§ **Stated problem**
Copy nothing but the text: reproduce each line of the listing exactly and leave the pictures out.

§ **Available data**
===
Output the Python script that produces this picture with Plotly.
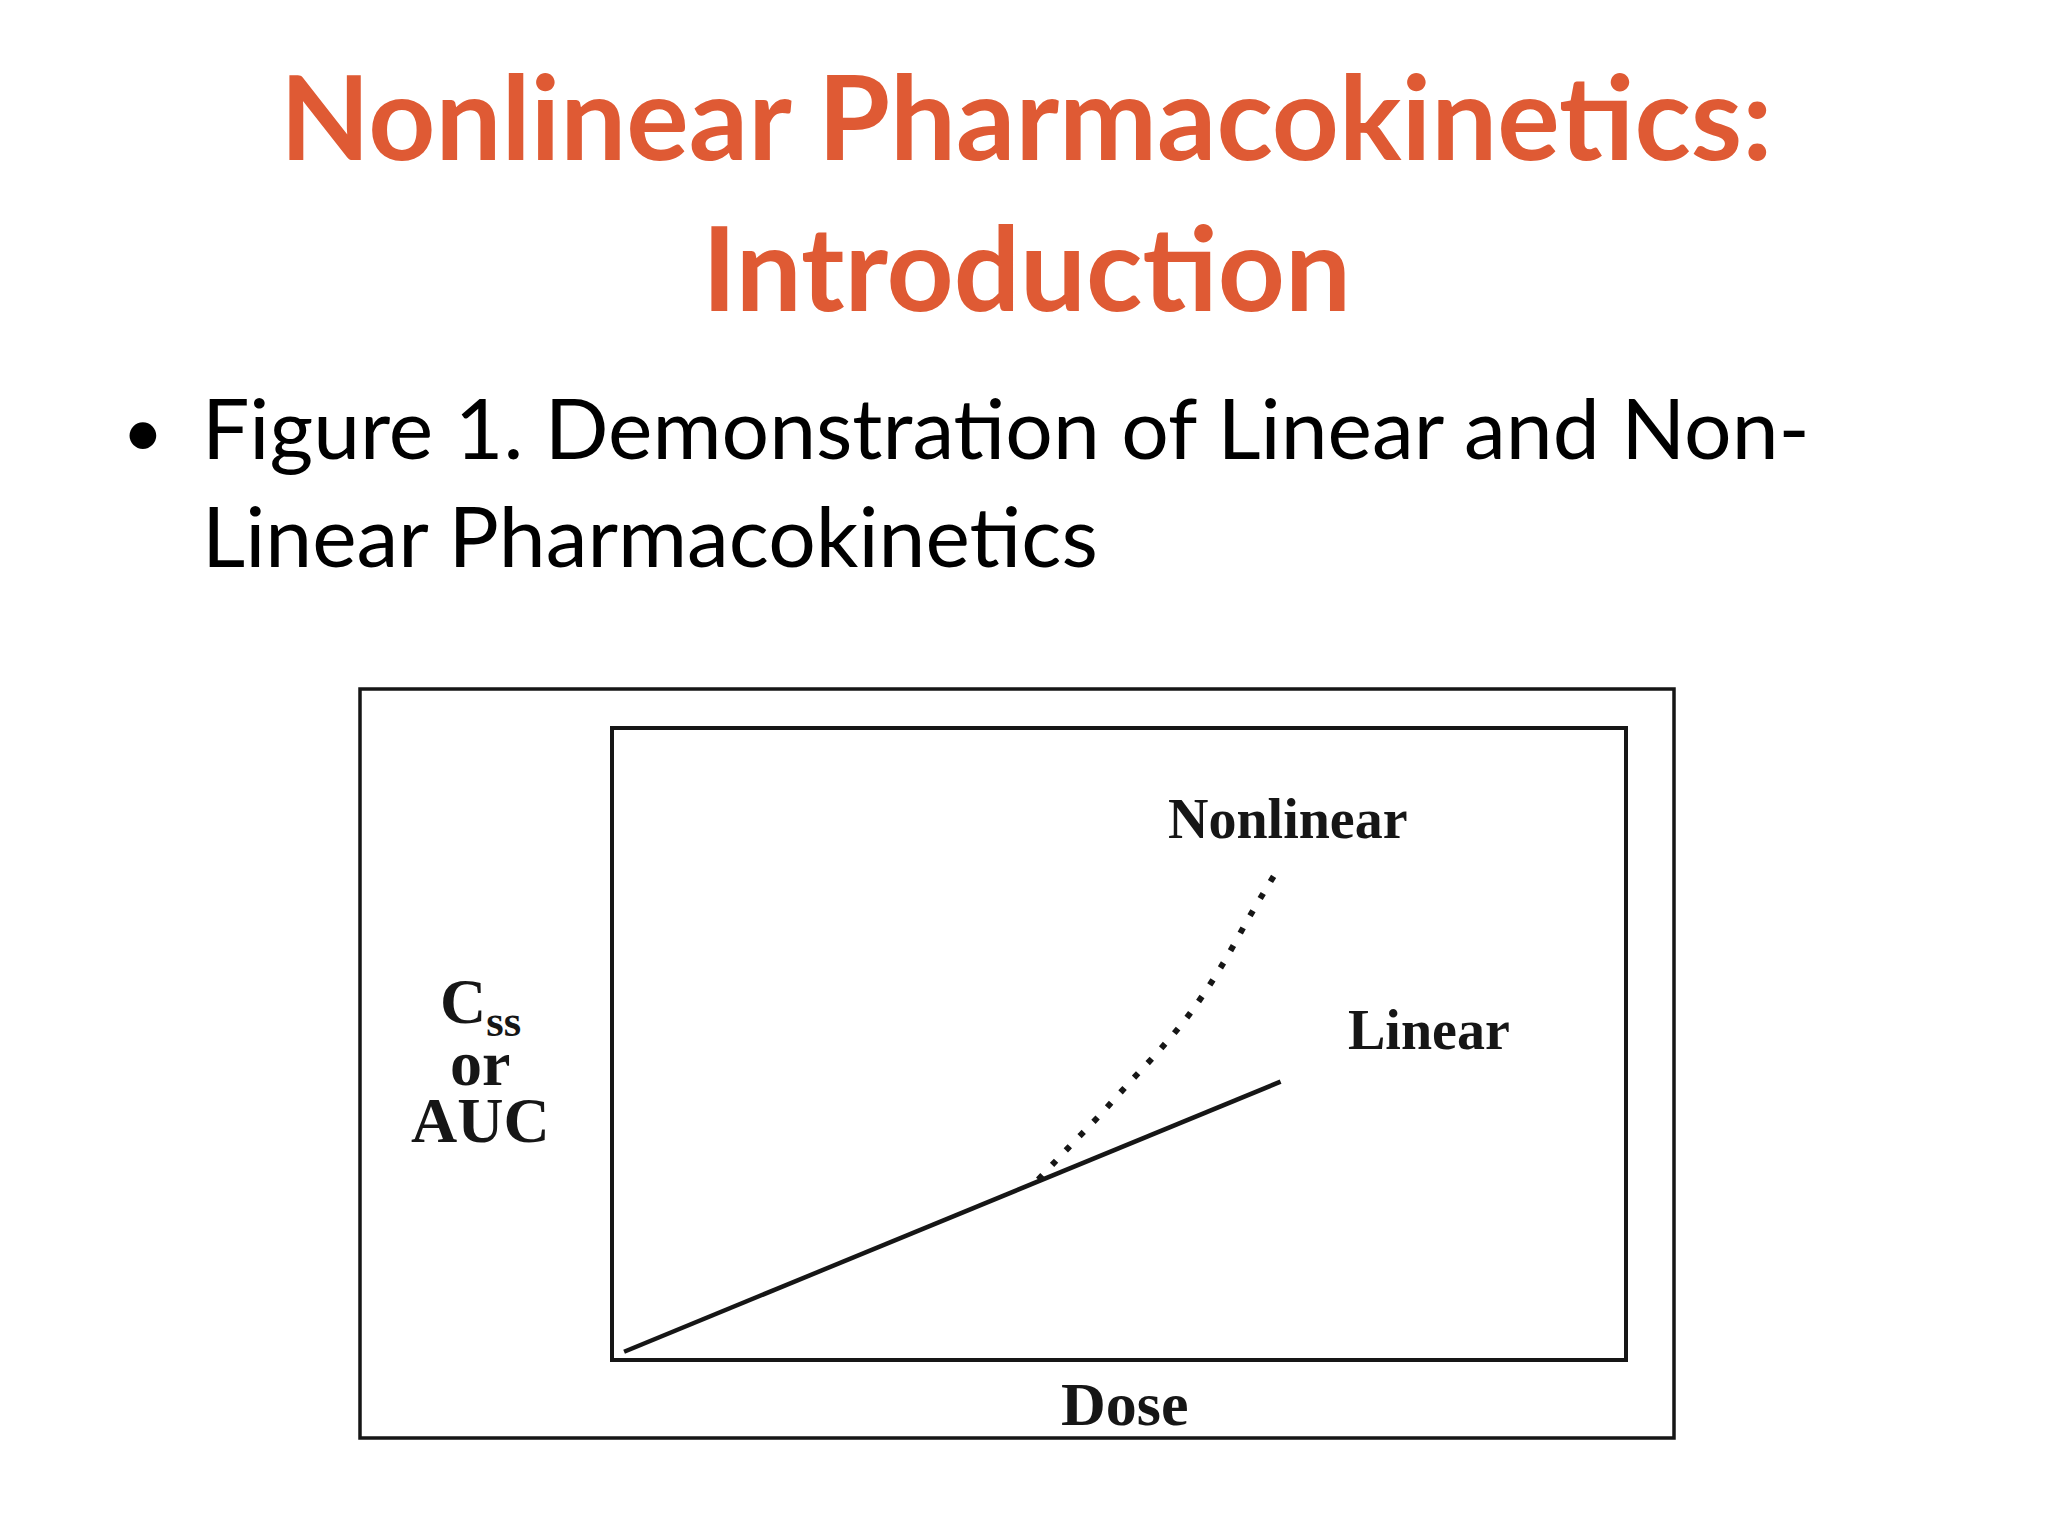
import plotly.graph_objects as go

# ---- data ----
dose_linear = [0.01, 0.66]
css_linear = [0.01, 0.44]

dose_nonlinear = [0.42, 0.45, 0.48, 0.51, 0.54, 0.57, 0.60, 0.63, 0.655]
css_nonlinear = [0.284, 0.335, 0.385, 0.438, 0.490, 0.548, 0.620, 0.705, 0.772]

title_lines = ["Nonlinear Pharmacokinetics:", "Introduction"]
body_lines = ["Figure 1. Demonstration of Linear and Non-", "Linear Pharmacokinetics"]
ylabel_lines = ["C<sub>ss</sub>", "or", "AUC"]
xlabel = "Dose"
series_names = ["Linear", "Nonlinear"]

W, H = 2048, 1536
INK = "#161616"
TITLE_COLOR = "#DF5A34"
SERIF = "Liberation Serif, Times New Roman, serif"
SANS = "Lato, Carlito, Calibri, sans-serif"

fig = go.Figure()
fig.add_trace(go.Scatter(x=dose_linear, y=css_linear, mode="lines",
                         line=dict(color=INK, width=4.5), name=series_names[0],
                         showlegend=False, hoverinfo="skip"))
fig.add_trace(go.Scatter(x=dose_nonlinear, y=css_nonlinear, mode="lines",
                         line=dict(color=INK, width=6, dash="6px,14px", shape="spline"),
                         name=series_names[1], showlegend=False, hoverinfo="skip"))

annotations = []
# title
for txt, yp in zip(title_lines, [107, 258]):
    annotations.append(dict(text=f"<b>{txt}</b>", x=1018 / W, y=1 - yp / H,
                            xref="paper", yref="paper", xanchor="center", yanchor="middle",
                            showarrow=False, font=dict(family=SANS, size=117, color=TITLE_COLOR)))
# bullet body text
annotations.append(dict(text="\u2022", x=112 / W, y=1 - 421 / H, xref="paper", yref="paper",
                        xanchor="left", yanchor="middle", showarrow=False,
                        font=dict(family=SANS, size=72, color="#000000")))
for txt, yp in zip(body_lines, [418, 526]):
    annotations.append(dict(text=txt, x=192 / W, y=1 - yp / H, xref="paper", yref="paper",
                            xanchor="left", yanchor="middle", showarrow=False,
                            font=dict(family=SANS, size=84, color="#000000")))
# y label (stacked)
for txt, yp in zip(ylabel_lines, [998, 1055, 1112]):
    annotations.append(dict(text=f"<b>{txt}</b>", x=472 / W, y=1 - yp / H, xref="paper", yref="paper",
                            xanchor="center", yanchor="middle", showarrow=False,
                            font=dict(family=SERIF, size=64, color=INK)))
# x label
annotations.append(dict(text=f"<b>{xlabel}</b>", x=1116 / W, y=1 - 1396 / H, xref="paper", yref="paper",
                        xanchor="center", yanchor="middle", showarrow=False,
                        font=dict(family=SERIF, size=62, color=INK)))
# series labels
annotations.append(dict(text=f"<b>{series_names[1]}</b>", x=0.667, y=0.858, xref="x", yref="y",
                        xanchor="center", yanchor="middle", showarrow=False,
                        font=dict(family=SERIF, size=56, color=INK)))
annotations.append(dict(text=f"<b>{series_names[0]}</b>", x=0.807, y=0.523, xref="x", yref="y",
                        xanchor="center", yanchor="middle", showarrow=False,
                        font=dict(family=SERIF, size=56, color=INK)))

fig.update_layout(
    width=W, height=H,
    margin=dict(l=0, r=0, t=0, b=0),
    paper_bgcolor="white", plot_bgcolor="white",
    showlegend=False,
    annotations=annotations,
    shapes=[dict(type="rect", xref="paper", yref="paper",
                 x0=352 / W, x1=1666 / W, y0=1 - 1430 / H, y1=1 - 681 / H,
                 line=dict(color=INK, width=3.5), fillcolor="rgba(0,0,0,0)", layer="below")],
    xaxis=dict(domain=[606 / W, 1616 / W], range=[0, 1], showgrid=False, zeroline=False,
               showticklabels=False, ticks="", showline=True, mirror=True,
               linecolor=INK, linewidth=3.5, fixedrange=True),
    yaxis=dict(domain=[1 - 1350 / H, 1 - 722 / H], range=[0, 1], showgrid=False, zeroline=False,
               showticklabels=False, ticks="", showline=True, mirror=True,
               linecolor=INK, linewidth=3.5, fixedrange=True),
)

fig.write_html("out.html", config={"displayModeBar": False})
===
§ **Result of this task**
Output the Python script that produces this picture with Plotly.
import plotly.graph_objects as go

# ---- data ----
dose_linear = [0.01, 0.66]
css_linear = [0.01, 0.44]

dose_nonlinear = [0.42, 0.45, 0.48, 0.51, 0.54, 0.57, 0.60, 0.63, 0.655]
css_nonlinear = [0.284, 0.335, 0.385, 0.438, 0.490, 0.548, 0.620, 0.705, 0.772]

title_lines = ["Nonlinear Pharmacokinetics:", "Introduction"]
body_lines = ["Figure 1. Demonstration of Linear and Non-", "Linear Pharmacokinetics"]
ylabel_lines = ["C<sub>ss</sub>", "or", "AUC"]
xlabel = "Dose"
series_names = ["Linear", "Nonlinear"]

W, H = 2048, 1536
INK = "#161616"
TITLE_COLOR = "#DF5A34"
SERIF = "Liberation Serif, Times New Roman, serif"
SANS = "Lato, Carlito, Calibri, sans-serif"

fig = go.Figure()
fig.add_trace(go.Scatter(x=dose_linear, y=css_linear, mode="lines",
                         line=dict(color=INK, width=4.5), name=series_names[0],
                         showlegend=False, hoverinfo="skip"))
fig.add_trace(go.Scatter(x=dose_nonlinear, y=css_nonlinear, mode="lines",
                         line=dict(color=INK, width=6, dash="6px,14px", shape="spline"),
                         name=series_names[1], showlegend=False, hoverinfo="skip"))

annotations = []
# title
for txt, yp in zip(title_lines, [107, 258]):
    annotations.append(dict(text=f"<b>{txt}</b>", x=1018 / W, y=1 - yp / H,
                            xref="paper", yref="paper", xanchor="center", yanchor="middle",
                            showarrow=False, font=dict(family=SANS, size=117, color=TITLE_COLOR)))
# bullet body text
annotations.append(dict(text="\u2022", x=112 / W, y=1 - 421 / H, xref="paper", yref="paper",
                        xanchor="left", yanchor="middle", showarrow=False,
                        font=dict(family=SANS, size=72, color="#000000")))
for txt, yp in zip(body_lines, [418, 526]):
    annotations.append(dict(text=txt, x=192 / W, y=1 - yp / H, xref="paper", yref="paper",
                            xanchor="left", yanchor="middle", showarrow=False,
                            font=dict(family=SANS, size=84, color="#000000")))
# y label (stacked)
for txt, yp in zip(ylabel_lines, [998, 1055, 1112]):
    annotations.append(dict(text=f"<b>{txt}</b>", x=472 / W, y=1 - yp / H, xref="paper", yref="paper",
                            xanchor="center", yanchor="middle", showarrow=False,
                            font=dict(family=SERIF, size=64, color=INK)))
# x label
annotations.append(dict(text=f"<b>{xlabel}</b>", x=1116 / W, y=1 - 1396 / H, xref="paper", yref="paper",
                        xanchor="center", yanchor="middle", showarrow=False,
                        font=dict(family=SERIF, size=62, color=INK)))
# series labels
annotations.append(dict(text=f"<b>{series_names[1]}</b>", x=0.667, y=0.858, xref="x", yref="y",
                        xanchor="center", yanchor="middle", showarrow=False,
                        font=dict(family=SERIF, size=56, color=INK)))
annotations.append(dict(text=f"<b>{series_names[0]}</b>", x=0.807, y=0.523, xref="x", yref="y",
                        xanchor="center", yanchor="middle", showarrow=False,
                        font=dict(family=SERIF, size=56, color=INK)))

fig.update_layout(
    width=W, height=H,
    margin=dict(l=0, r=0, t=0, b=0),
    paper_bgcolor="white", plot_bgcolor="white",
    showlegend=False,
    annotations=annotations,
    shapes=[dict(type="rect", xref="paper", yref="paper",
                 x0=352 / W, x1=1666 / W, y0=1 - 1430 / H, y1=1 - 681 / H,
                 line=dict(color=INK, width=3.5), fillcolor="rgba(0,0,0,0)", layer="below")],
    xaxis=dict(domain=[606 / W, 1616 / W], range=[0, 1], showgrid=False, zeroline=False,
               showticklabels=False, ticks="", showline=True, mirror=True,
               linecolor=INK, linewidth=3.5, fixedrange=True),
    yaxis=dict(domain=[1 - 1350 / H, 1 - 722 / H], range=[0, 1], showgrid=False, zeroline=False,
               showticklabels=False, ticks="", showline=True, mirror=True,
               linecolor=INK, linewidth=3.5, fixedrange=True),
)

fig.write_html("out.html", config={"displayModeBar": False})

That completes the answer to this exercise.